Re: Performance with sorting and LIMIT on partitioned table

From: Joe Uhl <joeuhl(at)gmail(dot)com>
To: Merlin Moncure <mmoncure(at)gmail(dot)com>
Cc: Robert Haas <robertmhaas(at)gmail(dot)com>, Michal Szymanski <mich20061(at)gmail(dot)com>, pgsql-performance(at)postgresql(dot)org
Subject: Re: Performance with sorting and LIMIT on partitioned table
Date: 2009-10-20 10:31:18
Message-ID: 4ADD9176.20301@gmail.com
Views: Raw Message | Whole Thread | Download mbox | Resend email
Thread:
Lists: pgsql-performance

On Mon, Oct 19, 2009 at 6:58 AM, Joe Uhl <joeuhl(at)gmail(dot)com> wrote:
>> I have a similar, recent thread titled Partitioned Tables and ORDER BY with
>> a decent break down.
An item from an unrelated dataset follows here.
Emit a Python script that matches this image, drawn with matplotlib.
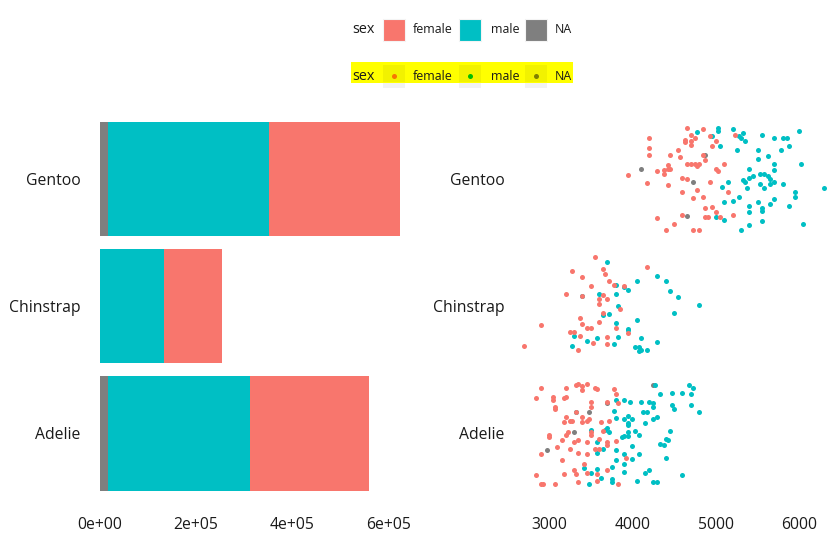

I think I am hitting the same issue Michal is.
>>
>> Essentially doing a SELECT against the parent with appropriate constraint
>> columns in the WHERE clause is very fast (uses index scans against correct
>> child table only) but the moment you add an ORDER BY it seems to be merging
>> the parent (an empty table) and the child, sorting the results, and
>> sequential scanning. So it does still scan only the appropriate child table
>> in the end but indexes are useless.
>>
>> Unfortunately the only workaround I can come up with is to query the
>> partitioned child tables directly. In my case the partitions are rather
>> large so the timing difference is 522ms versus 149865ms.
>>
>
> These questions are all solvable depending on what you define
> 'solution' as. I would at this point be thinking in terms of wrapping
> the query in a function using dynamic sql in plpgsql...using some ad
> hoc method of determining which children to hit and awkwardly looping
> them and enforcing limit, ordering, etc at that level. Yes, it sucks,
> but it only has to be done for classes of queries constraint exclusion
> can't handle and you will only handle a couple of cases most likely.
>
> For this reason, when I set up my partitioning strategies, I always
> try to divide the data such that you rarely if ever, have to fire
> queries that have to touch multiple partitions simultaneously.
>
> merlin
>
This definitely sounds like a workable approach. I am doing something a
little similar on the insert/update side to trick hibernate into writing
data correctly into partitioned tables when it only knows about the parent.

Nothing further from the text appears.